## [WHAT THE TASK ASKS]
Scan the records below for the line with "What Plotly code" and the line with "import plotly.graph_objects as go", and retype that range exactly, both ends included, pictures excepted.

## [Stored items from a collection]
-- -- --

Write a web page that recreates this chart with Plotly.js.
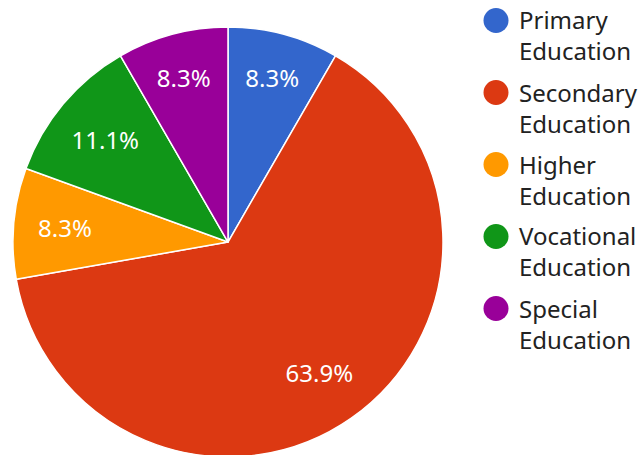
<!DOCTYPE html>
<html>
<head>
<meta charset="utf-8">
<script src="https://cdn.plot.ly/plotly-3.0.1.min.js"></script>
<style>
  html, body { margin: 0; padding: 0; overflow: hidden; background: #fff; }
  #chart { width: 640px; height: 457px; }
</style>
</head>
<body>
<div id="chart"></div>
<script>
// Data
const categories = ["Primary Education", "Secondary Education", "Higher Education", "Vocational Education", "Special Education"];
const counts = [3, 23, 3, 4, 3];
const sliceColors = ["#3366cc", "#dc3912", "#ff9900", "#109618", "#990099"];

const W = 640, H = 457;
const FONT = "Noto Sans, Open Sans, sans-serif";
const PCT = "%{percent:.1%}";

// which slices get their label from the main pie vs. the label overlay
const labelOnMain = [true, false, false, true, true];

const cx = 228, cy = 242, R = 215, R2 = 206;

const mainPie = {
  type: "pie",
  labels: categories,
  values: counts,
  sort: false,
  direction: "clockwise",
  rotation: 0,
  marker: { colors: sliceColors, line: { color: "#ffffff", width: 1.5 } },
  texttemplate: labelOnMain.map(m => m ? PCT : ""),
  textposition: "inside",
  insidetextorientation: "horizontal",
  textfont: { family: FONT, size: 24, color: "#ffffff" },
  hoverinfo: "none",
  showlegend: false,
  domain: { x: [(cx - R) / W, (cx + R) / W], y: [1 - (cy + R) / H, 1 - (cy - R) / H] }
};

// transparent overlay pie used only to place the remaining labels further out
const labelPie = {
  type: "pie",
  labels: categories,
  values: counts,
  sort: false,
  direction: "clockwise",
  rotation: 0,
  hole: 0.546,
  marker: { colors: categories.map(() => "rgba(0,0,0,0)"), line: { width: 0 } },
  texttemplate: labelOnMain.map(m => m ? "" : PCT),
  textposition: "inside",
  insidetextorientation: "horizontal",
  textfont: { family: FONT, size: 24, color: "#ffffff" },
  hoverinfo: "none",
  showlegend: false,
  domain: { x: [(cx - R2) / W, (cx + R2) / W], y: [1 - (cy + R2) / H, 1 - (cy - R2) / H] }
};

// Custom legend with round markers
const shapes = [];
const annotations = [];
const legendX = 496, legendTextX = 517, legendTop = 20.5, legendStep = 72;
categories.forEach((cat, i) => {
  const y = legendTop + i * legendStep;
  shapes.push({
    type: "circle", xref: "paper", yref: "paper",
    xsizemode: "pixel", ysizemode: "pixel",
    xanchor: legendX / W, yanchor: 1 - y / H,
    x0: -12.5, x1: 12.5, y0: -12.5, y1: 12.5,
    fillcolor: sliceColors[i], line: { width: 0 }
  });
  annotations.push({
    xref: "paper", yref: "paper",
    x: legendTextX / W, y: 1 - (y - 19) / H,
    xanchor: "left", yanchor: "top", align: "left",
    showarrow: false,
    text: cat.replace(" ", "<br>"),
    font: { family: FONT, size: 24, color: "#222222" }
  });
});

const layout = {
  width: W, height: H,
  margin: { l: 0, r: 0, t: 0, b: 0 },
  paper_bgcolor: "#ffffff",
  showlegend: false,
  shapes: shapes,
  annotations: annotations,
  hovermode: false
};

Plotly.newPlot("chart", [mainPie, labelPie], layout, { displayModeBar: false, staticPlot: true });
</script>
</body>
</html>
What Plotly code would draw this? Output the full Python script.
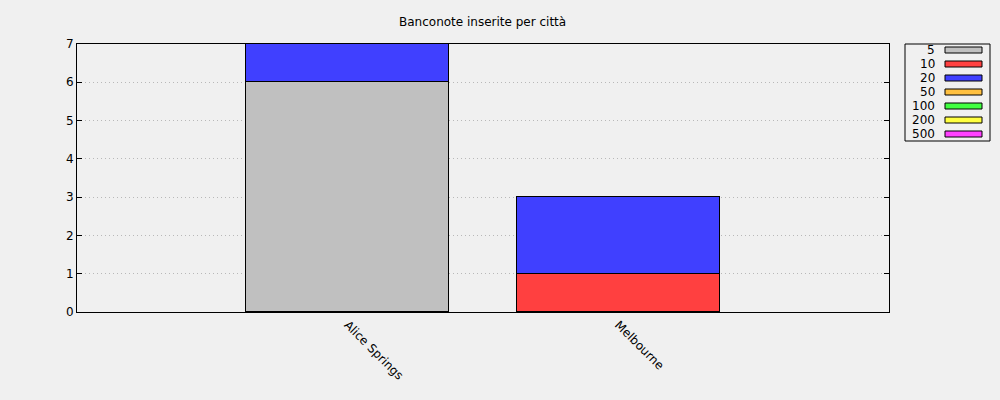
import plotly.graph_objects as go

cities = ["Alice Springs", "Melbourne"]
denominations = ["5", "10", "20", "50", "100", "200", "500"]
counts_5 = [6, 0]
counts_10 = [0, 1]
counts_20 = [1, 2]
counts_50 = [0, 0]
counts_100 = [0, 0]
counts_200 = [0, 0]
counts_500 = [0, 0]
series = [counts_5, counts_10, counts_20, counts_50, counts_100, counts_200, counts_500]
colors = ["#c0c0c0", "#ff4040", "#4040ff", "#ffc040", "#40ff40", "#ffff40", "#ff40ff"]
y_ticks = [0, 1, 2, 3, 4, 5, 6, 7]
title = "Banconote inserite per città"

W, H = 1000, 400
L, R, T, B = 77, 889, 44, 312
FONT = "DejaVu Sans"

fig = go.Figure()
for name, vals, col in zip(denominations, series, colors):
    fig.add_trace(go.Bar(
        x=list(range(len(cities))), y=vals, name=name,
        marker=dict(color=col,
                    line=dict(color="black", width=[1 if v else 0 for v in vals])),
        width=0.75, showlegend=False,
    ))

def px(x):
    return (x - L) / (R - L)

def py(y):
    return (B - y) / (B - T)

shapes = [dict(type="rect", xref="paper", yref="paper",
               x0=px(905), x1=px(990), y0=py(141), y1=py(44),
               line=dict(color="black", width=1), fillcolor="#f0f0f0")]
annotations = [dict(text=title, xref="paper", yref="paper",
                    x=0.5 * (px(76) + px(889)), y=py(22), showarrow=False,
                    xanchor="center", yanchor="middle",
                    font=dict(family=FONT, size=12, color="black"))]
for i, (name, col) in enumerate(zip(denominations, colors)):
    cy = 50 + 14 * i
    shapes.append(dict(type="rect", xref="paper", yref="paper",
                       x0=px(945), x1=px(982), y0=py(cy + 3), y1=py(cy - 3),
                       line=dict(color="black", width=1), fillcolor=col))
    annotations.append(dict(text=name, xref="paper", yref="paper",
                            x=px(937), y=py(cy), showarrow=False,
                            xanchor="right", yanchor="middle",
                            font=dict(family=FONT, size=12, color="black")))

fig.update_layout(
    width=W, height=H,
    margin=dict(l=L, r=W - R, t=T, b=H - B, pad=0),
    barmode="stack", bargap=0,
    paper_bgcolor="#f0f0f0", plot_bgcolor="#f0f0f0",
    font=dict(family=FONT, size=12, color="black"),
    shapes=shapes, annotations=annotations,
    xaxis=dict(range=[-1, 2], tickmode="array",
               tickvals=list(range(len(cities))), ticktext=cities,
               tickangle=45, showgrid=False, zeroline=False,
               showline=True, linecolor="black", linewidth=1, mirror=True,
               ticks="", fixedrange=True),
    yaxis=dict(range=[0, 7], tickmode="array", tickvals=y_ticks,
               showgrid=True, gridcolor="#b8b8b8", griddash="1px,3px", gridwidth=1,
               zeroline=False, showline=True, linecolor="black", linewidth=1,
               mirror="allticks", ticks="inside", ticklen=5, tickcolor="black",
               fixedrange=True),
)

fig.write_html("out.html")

-- -- --

## [OUTPUT BELOW]
What Plotly code would draw this? Output the full Python script.
import plotly.graph_objects as go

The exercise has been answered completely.